Free review copies were part of the dream. When I was new to SF fandom, there was a mysterious monopoly deal whereby one enthusiast had persuaded British publishers that he was the official reviews agent for UK fanzines. He cornered all SF review copies and doled them out to editors he approved of. I sent in a humble request but never got anything, apparently because I'd been in the Oxford University SF Group and Official Monopoly Man thought students were poncy elitists.

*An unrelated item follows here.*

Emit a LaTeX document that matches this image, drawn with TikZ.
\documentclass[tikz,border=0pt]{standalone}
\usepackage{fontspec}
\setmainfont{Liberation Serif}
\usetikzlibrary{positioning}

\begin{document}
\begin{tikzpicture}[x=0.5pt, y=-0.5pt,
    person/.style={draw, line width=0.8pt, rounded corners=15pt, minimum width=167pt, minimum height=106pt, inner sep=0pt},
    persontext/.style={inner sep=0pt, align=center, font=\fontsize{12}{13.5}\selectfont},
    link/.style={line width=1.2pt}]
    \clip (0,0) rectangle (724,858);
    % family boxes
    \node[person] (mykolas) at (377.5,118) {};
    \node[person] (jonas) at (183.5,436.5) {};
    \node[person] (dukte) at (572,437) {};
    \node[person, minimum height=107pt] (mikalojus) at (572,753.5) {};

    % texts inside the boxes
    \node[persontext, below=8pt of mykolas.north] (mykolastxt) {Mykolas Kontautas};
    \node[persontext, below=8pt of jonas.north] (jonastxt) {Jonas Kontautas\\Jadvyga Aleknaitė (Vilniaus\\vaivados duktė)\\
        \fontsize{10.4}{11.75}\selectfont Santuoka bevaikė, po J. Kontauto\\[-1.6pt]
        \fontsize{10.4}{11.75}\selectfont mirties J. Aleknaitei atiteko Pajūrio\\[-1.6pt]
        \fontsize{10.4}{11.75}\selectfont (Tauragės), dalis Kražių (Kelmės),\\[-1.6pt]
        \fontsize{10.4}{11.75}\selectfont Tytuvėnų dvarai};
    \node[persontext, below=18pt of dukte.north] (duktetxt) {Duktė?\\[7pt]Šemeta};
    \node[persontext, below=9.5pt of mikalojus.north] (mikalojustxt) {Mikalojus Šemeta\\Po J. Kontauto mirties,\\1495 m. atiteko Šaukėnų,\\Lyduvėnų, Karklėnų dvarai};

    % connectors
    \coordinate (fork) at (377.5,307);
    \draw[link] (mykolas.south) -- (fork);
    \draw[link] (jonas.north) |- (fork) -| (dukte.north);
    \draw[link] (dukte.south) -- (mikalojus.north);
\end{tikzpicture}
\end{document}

So I scrounged review copies for my first fanzine by writing to publishers about this "major new journal of SF criticism" in terms that surely made them think, "What a poncy elitist." Unlikely books trickled in. Nonfiction on the healing powers of cod-liver oil; Clive James's first collection of TV reviews (good stuff, but ...); a dreadful self-published SF novel by Lord Weymouth of Longleat House in which the human race has evolved into "huge steaming lumps of purple jelly, anchored to metallic plates which are embedded within rubberised constructions of great architectural beauty ... And we emit a soft, musical blurping sound for the purposes of communication." Blurp!
Here the page ripples and blurs to indicate the passage of decades during which – thanks to my long book-reviewing stint in White Dwarf and other games magazines – regular parcels of freebie genre fiction became part of life. So did the need for a bigger house.

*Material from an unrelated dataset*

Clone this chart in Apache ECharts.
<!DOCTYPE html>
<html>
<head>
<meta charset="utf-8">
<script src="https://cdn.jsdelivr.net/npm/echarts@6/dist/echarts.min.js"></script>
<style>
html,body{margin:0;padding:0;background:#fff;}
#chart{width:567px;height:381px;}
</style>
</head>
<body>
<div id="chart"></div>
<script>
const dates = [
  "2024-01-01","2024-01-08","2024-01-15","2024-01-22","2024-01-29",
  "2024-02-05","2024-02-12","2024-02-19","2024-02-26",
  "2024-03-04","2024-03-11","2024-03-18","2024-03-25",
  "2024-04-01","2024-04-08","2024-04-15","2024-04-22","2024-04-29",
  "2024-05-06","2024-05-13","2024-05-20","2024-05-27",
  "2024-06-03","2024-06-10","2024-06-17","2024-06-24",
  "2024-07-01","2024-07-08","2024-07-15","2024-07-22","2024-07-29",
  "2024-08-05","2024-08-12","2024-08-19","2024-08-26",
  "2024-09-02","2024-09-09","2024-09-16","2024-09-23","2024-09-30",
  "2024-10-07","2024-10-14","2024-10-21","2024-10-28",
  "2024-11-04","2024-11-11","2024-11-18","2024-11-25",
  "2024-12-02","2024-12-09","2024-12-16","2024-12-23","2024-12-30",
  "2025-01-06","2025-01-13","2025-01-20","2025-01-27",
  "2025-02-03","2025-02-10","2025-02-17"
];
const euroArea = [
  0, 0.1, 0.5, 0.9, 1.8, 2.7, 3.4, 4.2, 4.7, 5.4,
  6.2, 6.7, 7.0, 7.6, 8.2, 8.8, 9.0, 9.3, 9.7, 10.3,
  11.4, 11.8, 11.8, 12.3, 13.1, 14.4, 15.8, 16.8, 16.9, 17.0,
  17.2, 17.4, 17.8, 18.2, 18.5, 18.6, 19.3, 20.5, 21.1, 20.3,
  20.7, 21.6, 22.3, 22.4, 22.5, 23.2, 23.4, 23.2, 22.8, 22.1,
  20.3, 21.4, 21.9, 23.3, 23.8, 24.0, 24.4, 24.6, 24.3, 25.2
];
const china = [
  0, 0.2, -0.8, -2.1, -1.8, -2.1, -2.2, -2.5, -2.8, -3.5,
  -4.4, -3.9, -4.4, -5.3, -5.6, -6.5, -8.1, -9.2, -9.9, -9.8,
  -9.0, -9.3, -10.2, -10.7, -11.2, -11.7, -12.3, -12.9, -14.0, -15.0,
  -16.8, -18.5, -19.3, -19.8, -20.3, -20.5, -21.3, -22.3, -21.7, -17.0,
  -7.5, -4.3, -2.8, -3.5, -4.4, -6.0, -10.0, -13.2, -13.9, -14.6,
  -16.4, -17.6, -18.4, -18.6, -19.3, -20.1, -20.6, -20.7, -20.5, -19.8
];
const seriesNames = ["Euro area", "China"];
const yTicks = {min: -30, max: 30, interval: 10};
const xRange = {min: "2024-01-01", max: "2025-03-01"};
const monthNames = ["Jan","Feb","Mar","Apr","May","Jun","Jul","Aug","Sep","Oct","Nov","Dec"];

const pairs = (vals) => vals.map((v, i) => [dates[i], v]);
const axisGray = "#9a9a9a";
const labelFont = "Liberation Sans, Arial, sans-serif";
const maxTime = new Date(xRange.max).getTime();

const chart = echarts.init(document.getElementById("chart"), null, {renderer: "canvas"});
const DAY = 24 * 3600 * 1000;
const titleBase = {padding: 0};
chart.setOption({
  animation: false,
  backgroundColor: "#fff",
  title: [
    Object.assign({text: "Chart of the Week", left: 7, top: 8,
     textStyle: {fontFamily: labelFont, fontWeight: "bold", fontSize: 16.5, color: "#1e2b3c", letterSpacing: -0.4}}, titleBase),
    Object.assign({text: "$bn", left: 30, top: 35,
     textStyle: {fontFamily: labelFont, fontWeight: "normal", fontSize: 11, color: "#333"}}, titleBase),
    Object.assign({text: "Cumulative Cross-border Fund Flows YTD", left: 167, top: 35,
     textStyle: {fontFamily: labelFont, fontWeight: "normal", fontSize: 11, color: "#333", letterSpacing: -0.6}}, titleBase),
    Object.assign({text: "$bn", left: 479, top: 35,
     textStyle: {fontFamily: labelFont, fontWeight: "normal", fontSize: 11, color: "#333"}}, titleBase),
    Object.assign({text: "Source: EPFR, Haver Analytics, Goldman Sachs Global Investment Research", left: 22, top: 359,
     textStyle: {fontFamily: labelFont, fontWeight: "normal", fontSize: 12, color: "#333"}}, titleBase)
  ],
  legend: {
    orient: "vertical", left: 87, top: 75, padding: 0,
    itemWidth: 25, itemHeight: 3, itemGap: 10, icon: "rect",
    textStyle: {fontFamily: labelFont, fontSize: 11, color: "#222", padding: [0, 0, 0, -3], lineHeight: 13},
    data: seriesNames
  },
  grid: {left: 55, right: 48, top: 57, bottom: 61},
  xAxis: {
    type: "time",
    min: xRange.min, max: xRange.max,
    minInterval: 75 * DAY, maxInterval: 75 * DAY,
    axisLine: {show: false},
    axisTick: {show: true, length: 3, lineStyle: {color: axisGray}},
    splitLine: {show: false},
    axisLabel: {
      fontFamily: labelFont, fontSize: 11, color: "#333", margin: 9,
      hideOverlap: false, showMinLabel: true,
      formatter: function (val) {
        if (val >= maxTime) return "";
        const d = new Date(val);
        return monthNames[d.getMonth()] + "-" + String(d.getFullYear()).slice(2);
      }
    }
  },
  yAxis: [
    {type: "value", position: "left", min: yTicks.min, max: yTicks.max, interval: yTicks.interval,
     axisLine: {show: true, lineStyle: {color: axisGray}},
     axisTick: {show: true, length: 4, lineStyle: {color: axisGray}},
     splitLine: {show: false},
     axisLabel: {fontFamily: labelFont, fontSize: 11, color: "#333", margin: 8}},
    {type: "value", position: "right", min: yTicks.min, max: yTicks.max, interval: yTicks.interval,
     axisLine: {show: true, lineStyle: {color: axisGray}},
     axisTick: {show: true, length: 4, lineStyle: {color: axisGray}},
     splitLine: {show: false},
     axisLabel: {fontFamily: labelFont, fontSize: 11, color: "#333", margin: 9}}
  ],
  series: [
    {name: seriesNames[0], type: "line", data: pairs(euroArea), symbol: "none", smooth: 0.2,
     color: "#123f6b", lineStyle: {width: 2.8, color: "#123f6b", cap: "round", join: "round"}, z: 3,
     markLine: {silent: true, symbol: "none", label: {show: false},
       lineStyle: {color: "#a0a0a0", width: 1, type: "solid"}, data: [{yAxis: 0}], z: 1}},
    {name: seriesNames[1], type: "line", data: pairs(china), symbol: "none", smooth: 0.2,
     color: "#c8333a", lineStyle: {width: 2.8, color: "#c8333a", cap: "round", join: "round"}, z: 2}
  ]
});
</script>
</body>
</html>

The books still swarm in, burying the doormat in piles of young-adult vampire zombie dystopias with big swords. Some are ARCs, advance reading copies, blazoned with hideous warnings against parting with this priceless rarity. Apparently you must keep all ARCs forever or resort to book-burning. Usually I pass the moral dilemma to Oxfam.

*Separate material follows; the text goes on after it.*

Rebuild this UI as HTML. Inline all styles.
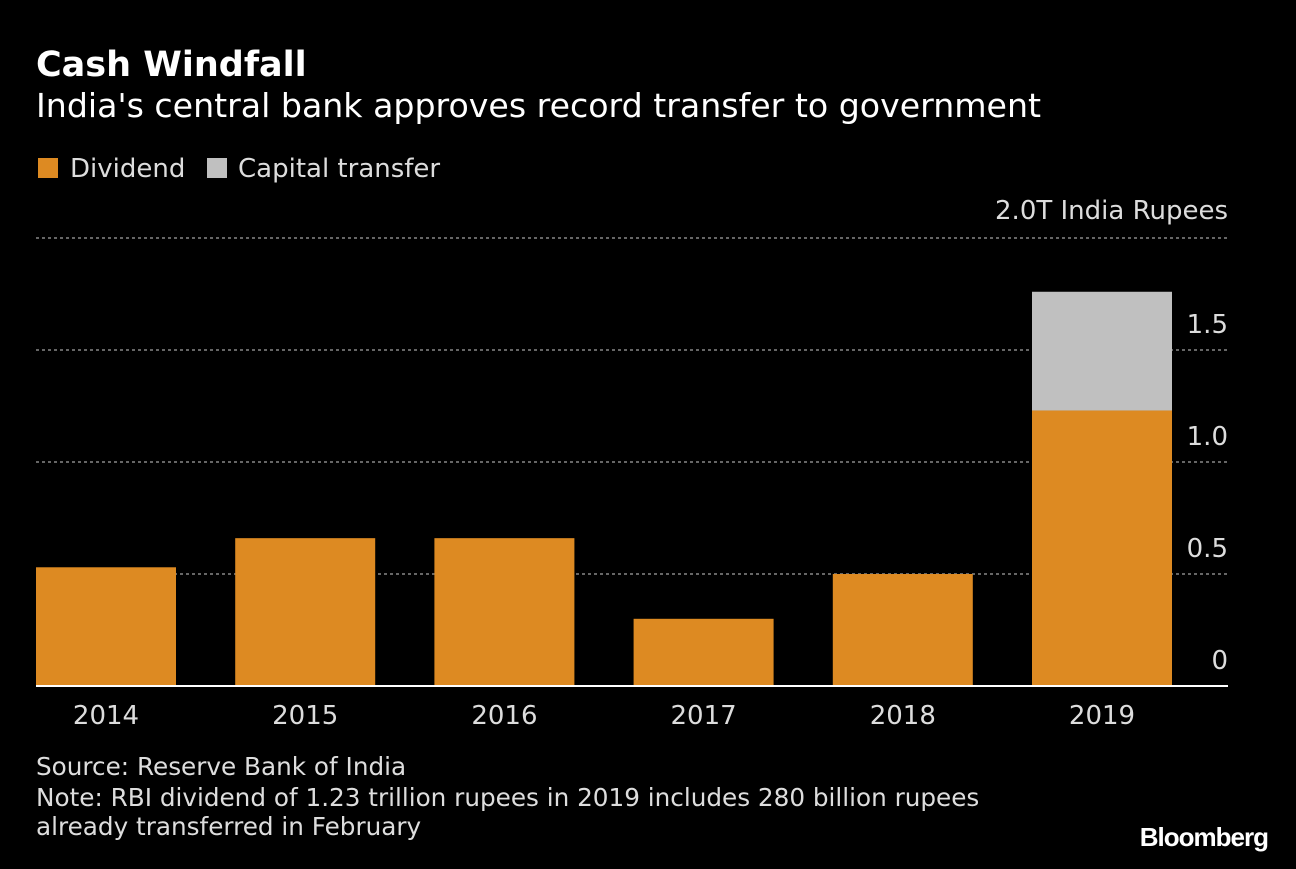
<!DOCTYPE html>
<html><head><meta charset="utf-8"><style>
body{margin:0;background:#000;width:1296px;height:864px;overflow:hidden;font-family:"Liberation Sans","DejaVu Sans",sans-serif;color:#fff}
</style></head><body>
<svg width="1296" height="864" xmlns="http://www.w3.org/2000/svg">
<rect width="1296" height="864" fill="#000"/>
<text x="36" y="76" font-size="35" font-weight="bold" fill="#fff" font-family="DejaVu Sans, sans-serif">Cash Windfall</text>
<text x="36" y="117" font-size="33.2" fill="#fff" font-family="DejaVu Sans, sans-serif">India's central bank approves record transfer to government</text>
<g font-family="DejaVu Sans, sans-serif" font-size="26" fill="#ddd">
<rect x="38" y="158" width="20" height="20" fill="#dd8a22"/>
<text x="70" y="177">Dividend</text>
<rect x="207" y="158" width="20" height="20" fill="#c0c0c0"/>
<text x="238" y="177">Capital transfer</text>
</g>
<text x="1228" y="219" text-anchor="end" font-size="26" fill="#ddd" font-family="DejaVu Sans, sans-serif">2.0T India Rupees</text>
<g id="grid"></g>
<g id="bars"></g>
<g id="labels"></g>
<line x1="36" x2="1228" y1="686" y2="686" stroke="#fff" stroke-width="2"/>
<g font-family="DejaVu Sans, sans-serif" font-size="24.7" fill="#ddd">
<text x="36" y="775">Source: Reserve Bank of India</text>
<text x="36" y="806">Note: RBI dividend of 1.23 trillion rupees in 2019 includes 280 billion rupees</text>
<text x="36" y="835">already transferred in February</text>
</g>
<text x="1268" y="846" text-anchor="end" font-size="26" font-weight="bold" fill="#fff" letter-spacing="-1">Bloomberg</text>
</svg>
<script>
const years=["2014","2015","2016","2017","2018","2019"];
const dividend=[0.53,0.66,0.66,0.30,0.50,1.23];
const capital=[0,0,0,0,0,0.53];
const ticks=[0,0.5,1.0,1.5];
const ns="http://www.w3.org/2000/svg";
const y0=686,pxPer=224,x0=36,step=199.2,bw=140;
const yS=v=>y0-v*pxPer, xS=i=>x0+i*step;
function mk(t,a,p){const e=document.createElementNS(ns,t);for(const k in a)e.setAttribute(k,a[k]);p.appendChild(e);return e;}
const grid=document.getElementById('grid'),bars=document.getElementById('bars'),labels=document.getElementById('labels');
[0.5,1.0,1.5,2.0].forEach(v=>{const l=mk('line',{x1:36,x2:1228,y1:yS(v),y2:yS(v),stroke:'#888','stroke-width':1.5,'stroke-dasharray':'3,3'},grid);

});
ticks.forEach(v=>{const t=mk('text',{x:1228,y:yS(v)-17,'text-anchor':'end','font-size':26,fill:'#ddd','font-family':'DejaVu Sans, sans-serif'},labels);t.textContent=v===0?'0':v.toFixed(1);

});
years.forEach((y,i)=>{
const r=mk('rect',{x:xS(i),y:yS(dividend[i]),width:bw,height:dividend[i]*pxPer,fill:'#dd8a22'},bars);


if(capital[i]>0){const c=mk('rect',{x:xS(i),y:yS(dividend[i]+capital[i]),width:bw,height:capital[i]*pxPer,fill:'#c0c0c0'},bars);

}
const t=mk('text',{x:xS(i)+bw/2,y:724,'text-anchor':'middle','font-size':26,fill:'#ddd','font-family':'DejaVu Sans, sans-serif'},labels);t.textContent=y;


});
</script>
</body></html>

(Peter F. Hamilton's publishers went through a phase of having him sign all his review ARCs. All that wrist-ache and writer's cramp, suffered in the sure knowledge that he wouldn't be getting a penny in royalties from any of those copies ...)
In the old days, freebies sometimes came with a gentlemanly note saying "It is particularly requested that no review should appear before the date of publication." The post-Harry Potter era is harsher, with occasional paranoid publicists who ask the hapless reviewer to sign a formal embargo agreement, laden with hideous legal penalty clauses, before being allowed to see the book (hardly ever by an author likely to induce J.K. Rowling-style spoiler frenzy). In these cases I murmur inaudibly yet with much emotion, "If you don't trust me, you can sod off."
Another change that's tiresome for peace-loving reviewers is a switch of (metaphorical) reproductive strategies. Trad publishing used what biologists called the r-strategy: spraying review copies all over the place like frogspawn, in hope that a lucky few will prosper. Now, maybe because of increasingly steep postal costs, some publicists have switched to the K-strategy where each precious volume is cherished like a human child and found the best possible home. In practice this means email exchanges in which a wheedling PR person tries to persuade the surly and uncooperative critic (me) to make a firm commitment to read and review some treasured work before actually seeing the thing. I never know how to answer those emails.
Then there's the reviewing ... but that's the easy part.
David Langford gets his headaches from the hard part, which is reading the bloody books.